Molecular and Structural Determinants of Glutaminase C Filament Formation: Implications for Mitochondrial Biology in Tumor Cells

Abstract

Cancer cells exhibit increased glycolytic and glutaminolytic pathways, consuming glucose and glutamine at high rates. The intensification of glycolysis (Warburg effect) and glutaminolysis provides essential intermediates for the synthesis of amino acids, nucleic acids, and lipids, as well as energy, glutathione, and NADPH for redox homeostasis. Glutamine also contributes to maintaining the undifferentiated and metastatic phenotype, with its metabolism being associated with tumor aggressiveness. Glutaminase (EC 3.5.1.2) is the key enzyme in the degradation pathway of this amino acid in cancer.Our group determined the structure of Glutaminase C (GAC) using single-particle Cryo-EM in the presence of the activator inorganic phosphate (Pi), revealing that it forms elongated filaments composed of tetrameric protomers.
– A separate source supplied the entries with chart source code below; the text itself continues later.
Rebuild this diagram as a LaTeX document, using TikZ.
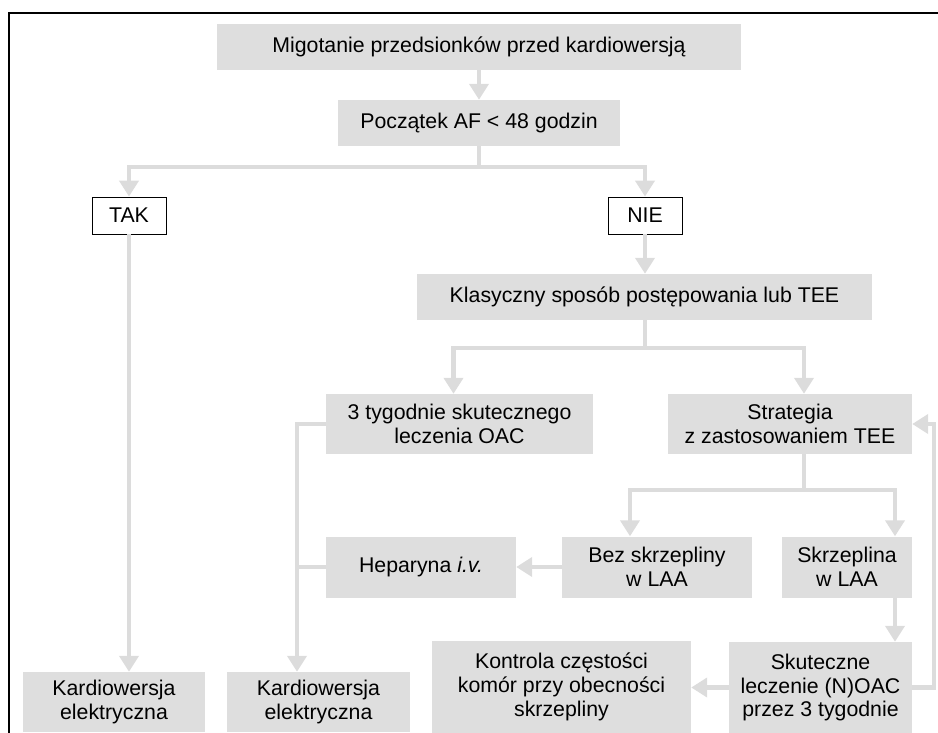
\documentclass[tikz,border=0pt]{standalone}
\usepackage{fontspec}
\setmainfont{Liberation Sans}
\usetikzlibrary{arrows.meta, positioning}
\definecolor{boxgray}{RGB}{222,222,222}
\definecolor{linegray}{RGB}{220,220,220}

\begin{document}
\begin{tikzpicture}[x=1pt,y=-1pt,>={Triangle[width=19pt,length=16pt]},font=\fontsize{21.3}{23.7}\selectfont]
	\tikzset{box/.style={fill=boxgray,align=center,inner sep=0pt},
		yesno/.style={draw=black,fill=white,line width=0.8pt,minimum width=74pt,minimum height=37pt,inner sep=0pt},
		con/.style={->,draw=linegray,line width=4.3pt}}
	\useasboundingbox (0,0) rectangle (938,733);
	\draw[line width=1.2pt] (9,733) -- (9,13) -- (938,13);
	\node[box, minimum width=524pt, minimum height=46pt] (mig) at (479,47) {Migotanie przedsionków przed kardiowersją};
	\node[box, minimum width=282pt, minimum height=46pt] (poc) at (479,123) {Początek AF < 48 godzin};
	\node[yesno] (tak) at (129,215.5) {TAK};
	\node[yesno] (nie) at (645,215.5) {NIE};
	\node[box, minimum width=455pt, minimum height=46pt] (klas) at (644.5,297) {Klasyczny sposób postępowania lub TEE};
	\node[box, minimum width=267pt, minimum height=60pt] (tyg) at (459.5,424) {3 tygodnie skutecznego\\leczenia OAC};
	\node[box, minimum width=244pt, minimum height=60pt] (strat) at (790,424) {Strategia\\z zastosowaniem TEE};
	\node[box, minimum width=190pt, minimum height=61pt] (bez) at (657,567) {Bez skrzepliny\\w LAA};
	\node[box, minimum width=130pt, minimum height=61pt] (skrz) at (847,567) {Skrzeplina\\w LAA};
	\node[box, minimum width=190pt, minimum height=61pt] (hep) at (421,567) {Heparyna \textit{i.v.}};
	\node[box, minimum width=182pt, minimum height=60pt] (kard1) at (114,702) {Kardiowersja\\elektryczna};
	\node[box, minimum width=183pt, minimum height=60pt] (kard2) at (318.5,702) {Kardiowersja\\elektryczna};
	\node[box, minimum width=259pt, minimum height=92pt] (kontr) at (561.5,687) {Kontrola częstości\\komór przy obecności\\skrzepliny};
	\node[box, minimum width=183pt, minimum height=91pt] (skut) at (820.5,687.5) {Skuteczne\\leczenie (N)OAC\\przez 3 tygodnie};
	\coordinate (s1) at (479,167);
	\coordinate (s2) at (645,348);
	\coordinate (s3) at (804,490);
	\coordinate (s4) at (297,424);
	\draw[con] (mig) -- (poc);
	\draw[con] (poc.south) -- (s1) -| (tak.north);
	\draw[con] (s1) -| (nie.north);
	\draw[con] (nie.south) -- (nie.south |- klas.north);
	\draw[con] (klas.south -| s2) -- (s2) -| ([xshift=-6pt]tyg.north);
	\draw[con] (s2) -| ([xshift=14pt]strat.north);
	\draw[con] ([xshift=14pt]strat.south) -- (s3) -| ([xshift=-27pt]bez.north);
	\draw[con] (s3) -| ([xshift=48pt]skrz.north);
	\draw[con] ([xshift=48pt]skrz.south) -- ([xshift=48pt]skrz.south |- skut.north);
	\draw[con] (bez.west) -- (hep.east);
	\draw[con] (skut.west) -- (skut.west -| kontr.east);
	\draw[con] (skut.east) -- ++(22,0) |- (strat.east);
	\draw[con] (tak.south) -- (tak.south |- kard1.north);
	\draw[con] (tyg.west) -- (s4) -- (s4 |- kard2.north);
	\draw[con,-] (hep.west) -- (hep.west -| s4);
\end{tikzpicture}
\end{document}
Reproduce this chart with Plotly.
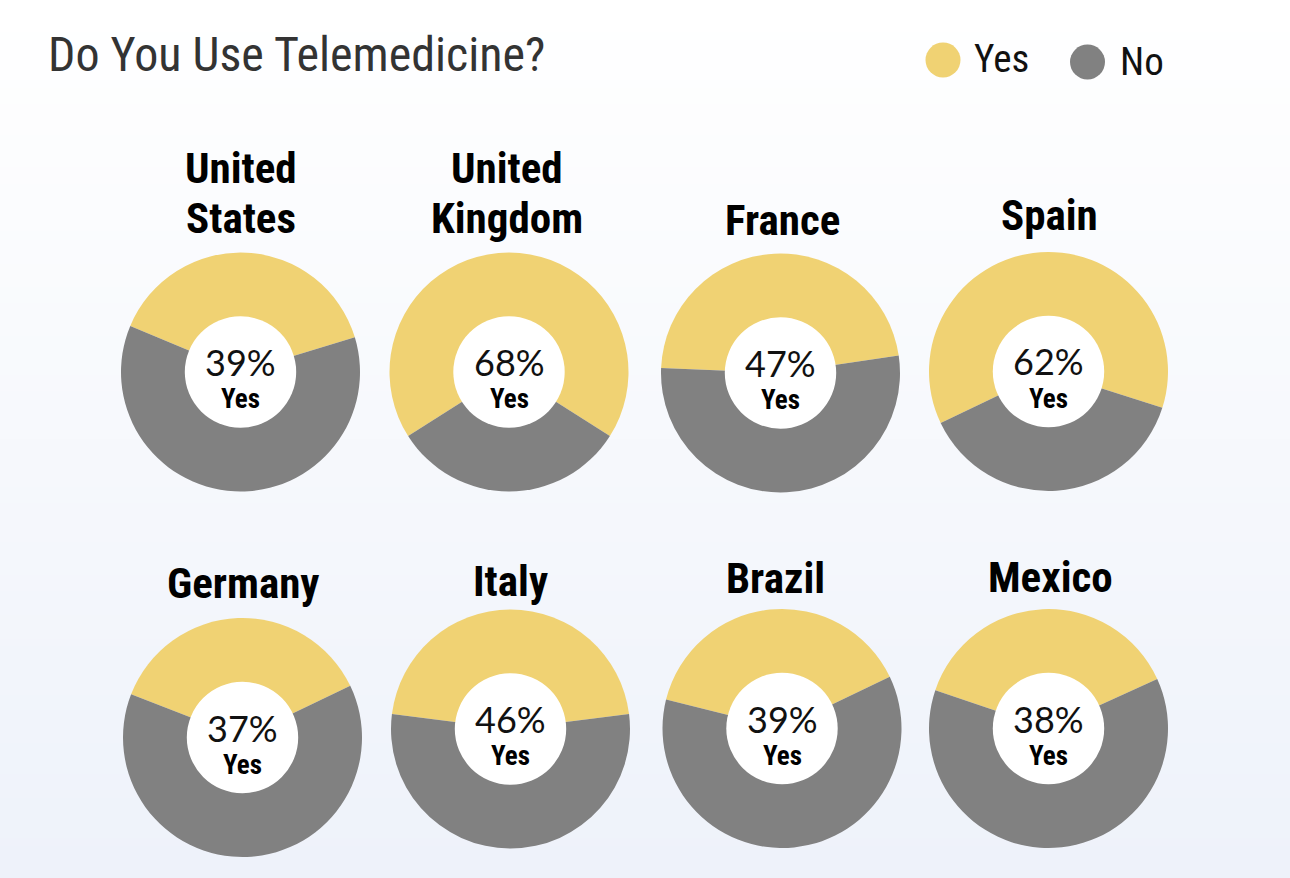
import plotly.graph_objects as go

# ---------------- data ----------------
COUNTRIES = ["United States", "United Kingdom", "France", "Spain",
             "Germany", "Italy", "Brazil", "Mexico"]
YES_PCT = [39, 68, 47, 62, 37, 46, 39, 38]
NO_PCT = [61, 32, 53, 38, 63, 54, 61, 62]
SERIES = ["Yes", "No"]
TITLE = "Do You Use Telemedicine?"

# ---------------- style / layout ----------------
W, H = 1290, 878
COLORS = {"Yes": "#F0D273", "No": "#818181"}
R_OUT = 119.5
R_HOLE = 55.7
# donut centres in pixels (x, y from top)
CENTERS = [(240.5, 372), (509, 372), (780.5, 373), (1048.5, 371.5),
           (242.5, 737.5), (510.5, 729), (782, 728.5), (1048.5, 728.5)]
# small tilt of the "Yes" wedge (degrees, clockwise from 12 o'clock)
TILT = [2.9, 0, -3.0, -3.9, -2.2, 0, -5.8, -2.9]
LABEL_X = [241, 507, 782, 1049, 243, 510, 775, 1050]
LABEL_BASE = [233, 233, 235, 230, 598, 596, 593, 592]

NARROW = "Roboto Condensed, Liberation Sans Narrow, Arial Narrow, sans-serif"
ROUND = "Lato, Open Sans, sans-serif"


def px(x):
    return x / W


def py(y):
    return 1 - y / H


fig = go.Figure()
shapes = []
annotations = []

# background gradient (white -> pale blue-grey)
top = (255, 255, 255)
bot = (238, 242, 250)
N = 110
for i in range(N):
    t = i / (N - 1)
    c = tuple(round(top[k] + (bot[k] - top[k]) * t) for k in range(3))
    y0 = i * H / N
    y1 = (i + 1) * H / N + 1
    shapes.append(dict(type="rect", xref="paper", yref="paper",
                       x0=0, x1=1, y0=py(min(y1, H)), y1=py(y0),
                       fillcolor="rgb(%d,%d,%d)" % c, line=dict(width=0),
                       layer="below"))

for i, name in enumerate(COUNTRIES):
    cx, cy = CENTERS[i]
    yes, no = YES_PCT[i], NO_PCT[i]
    fig.add_trace(go.Pie(
        labels=SERIES, values=[yes, no], sort=False, direction="clockwise",
        rotation=TILT[i] - yes * 360 / (yes + no) / 2,
        marker=dict(colors=[COLORS[s] for s in SERIES], line=dict(width=0)),
        textinfo="none", hoverinfo="label+percent", showlegend=False,
        domain=dict(x=[px(cx - R_OUT), px(cx + R_OUT)],
                    y=[py(cy + R_OUT), py(cy - R_OUT)]),
    ))
    # white centre
    shapes.append(dict(type="circle", xref="paper", yref="paper",
                       x0=px(cx - R_HOLE), x1=px(cx + R_HOLE),
                       y0=py(cy + R_HOLE), y1=py(cy - R_HOLE),
                       fillcolor="white", line=dict(width=0), layer="above"))
    annotations.append(dict(x=px(cx), y=py(cy - 10), xref="paper", yref="paper",
                            text="%d%%" % yes, showarrow=False,
                            xanchor="center", yanchor="middle",
                            font=dict(family=ROUND, size=36, color="#111111")))
    annotations.append(dict(x=px(cx), y=py(cy + 27), xref="paper", yref="paper",
                            text="<b>Yes</b>", showarrow=False,
                            xanchor="center", yanchor="middle",
                            font=dict(family=NARROW, size=27, color="#000000")))
    # country label (one annotation per line for tight leading)
    lines = name.split(" ")
    n = len(lines)
    for j, line in enumerate(lines):
        base = LABEL_BASE[i] - (n - 1 - j) * 50
        annotations.append(dict(x=px(LABEL_X[i]), y=py(base - 0.35 * 43),
                                xref="paper", yref="paper",
                                text="<b>%s</b>" % line, showarrow=False,
                                xanchor="center", yanchor="middle",
                                font=dict(family=NARROW, size=43, color="#000000")))

# title
annotations.append(dict(x=px(46), y=py(54), xref="paper", yref="paper",
                        text=TITLE, showarrow=False, xanchor="left", yanchor="middle",
                        font=dict(family=NARROW, size=48, color="#333333")))

# legend
LEG = [(943, 60, 974, 59), (1087.5, 62, 1120, 62)]
for s, (mx, my, tx, ty) in zip(SERIES, LEG):
    r = 17.5
    shapes.append(dict(type="circle", xref="paper", yref="paper",
                       x0=px(mx - r), x1=px(mx + r), y0=py(my + r), y1=py(my - r),
                       fillcolor=COLORS[s], line=dict(width=0), layer="above"))
    annotations.append(dict(x=px(tx - 2), y=py(ty), xref="paper", yref="paper",
                            text=s, showarrow=False, xanchor="left", yanchor="middle",
                            font=dict(family=NARROW, size=39, color="#111111")))

fig.update_layout(
    width=W, height=H, margin=dict(l=0, r=0, t=0, b=0),
    paper_bgcolor="white", plot_bgcolor="white",
    shapes=shapes, annotations=annotations, showlegend=False,
)

fig.write_html("out.html")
Using confocal fluorescence microscopy, transmission electron microscopy, and cryogenic tomography, we demonstrated that these filaments form inside mitochondria when cells exhibit low glutamine levels. The formation of these mitochondrial filaments renders the organelles more elongated (by resisting fission) and resistant to mitophagy.The main objective of this project is to advance the understanding of the molecular determinants of filament formation by resolving the structure of GAC mutants that stabilize these filaments using Cryo-EM and Cryo-ET. Specifically, the human variants K320hA (associated with the activation loop) and S482hC (related to the catalytic triad), which exhibit Pi-independent filamentation and enzymatic hyperactivation, will be analyzed. Additionally, the near-inactive variant R382hE, associated with the filamentation interface (unable to form filaments), will also be studied. Another complementary objective is to compare the filamentation capacity of these variants in a mitochondrial context using advanced fluorescence microscopy techniques.